ABSTRACT

The origins of this book lie in a conversation that took place sometime in 2019 between ourselves (the authors) after one of us, Jan Peter Balkenende, gave a lecture at a conference of Finance and Control students in Amsterdam. The short talk covered topics like ‘integrated reporting,’ ‘purpose,’ and ‘values.’ The students hadn’t paid too much attention to what was said from the podium during the day, but this changed quickly when Jan Peter started to talk: after one or two sentences, they started to pay attention; the chatter waned, and they apparently noticed that themes were now being addressed that really mattered to them – both personally and professionally. “Are you going to write about this?” Govert asked Jan Peter when we met a few weeks later.
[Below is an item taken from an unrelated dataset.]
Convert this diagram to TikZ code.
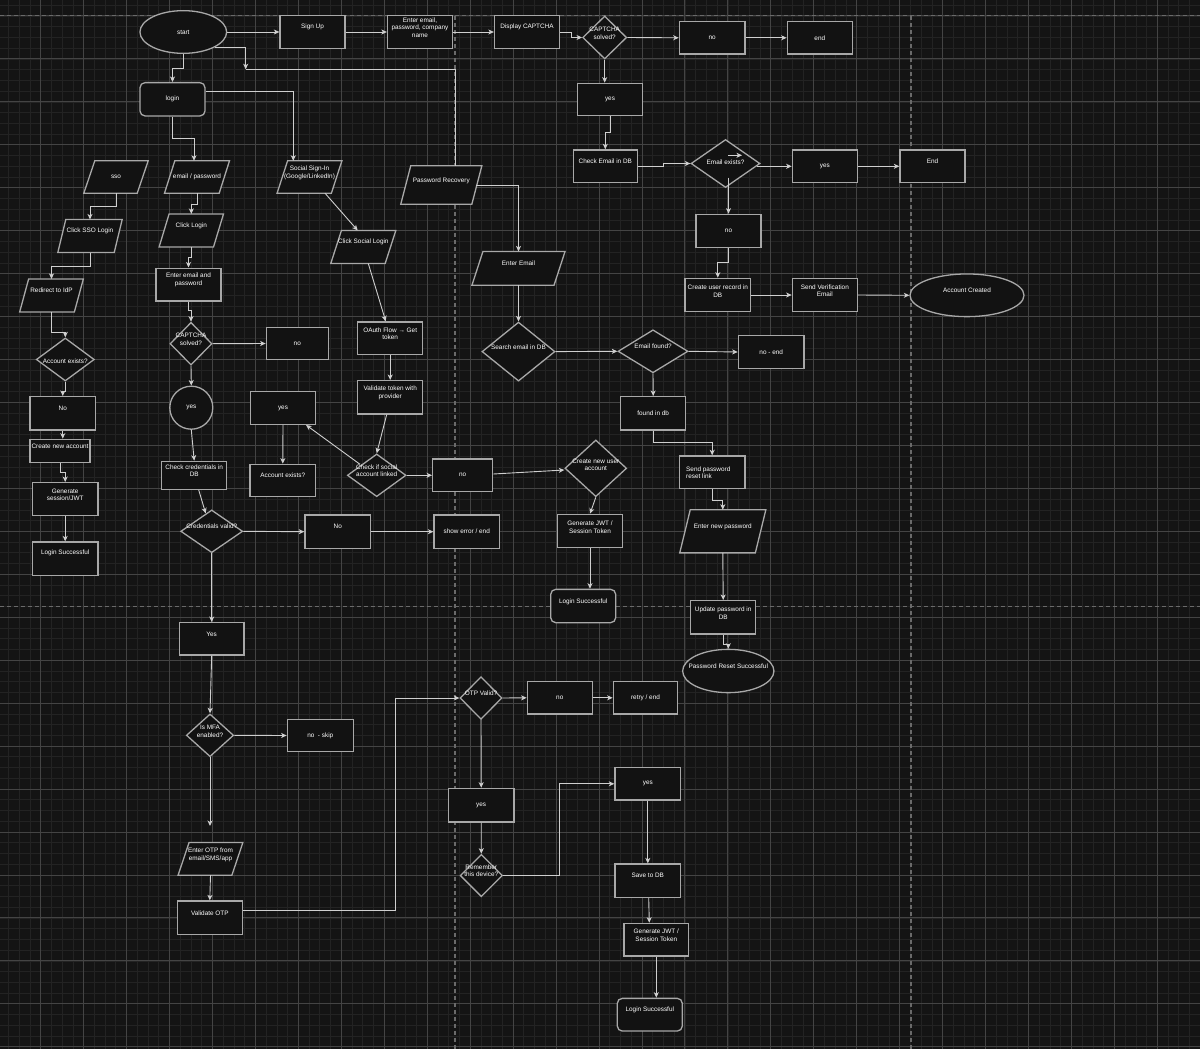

He didn’t have any plans to do so at that time, and – as a former prime minister, Jan Peter was hesitant to speak out publicly too much on issues connected with current politics and policies. But, Govert asked, wouldn’t it be important, given the perspective he had gained and the views that he had developed over the years, to see if something could be produced to reach a larger audience than just those who attended lectures, and in a more lasting form? Isn’t there some responsibility as well, particularly for the next generation, the students you meet so often? Govert was working on a project at that time on ‘Markets and Morality’ and was developing the closing phase of this project with an academic conference. And then a certain ‘flow’ started to form: Couldn’t we combine this into a larger ‘consultation’ on the future and morality of market economies, an exploration of the ‘future of capitalism’? Such a consultation could bring together new insights that were emerging now – at first as a late response to the credit crisis and then as an answer to ecological and social challenges – in what seemed almost to become an avalanche of intellectual and political innovation.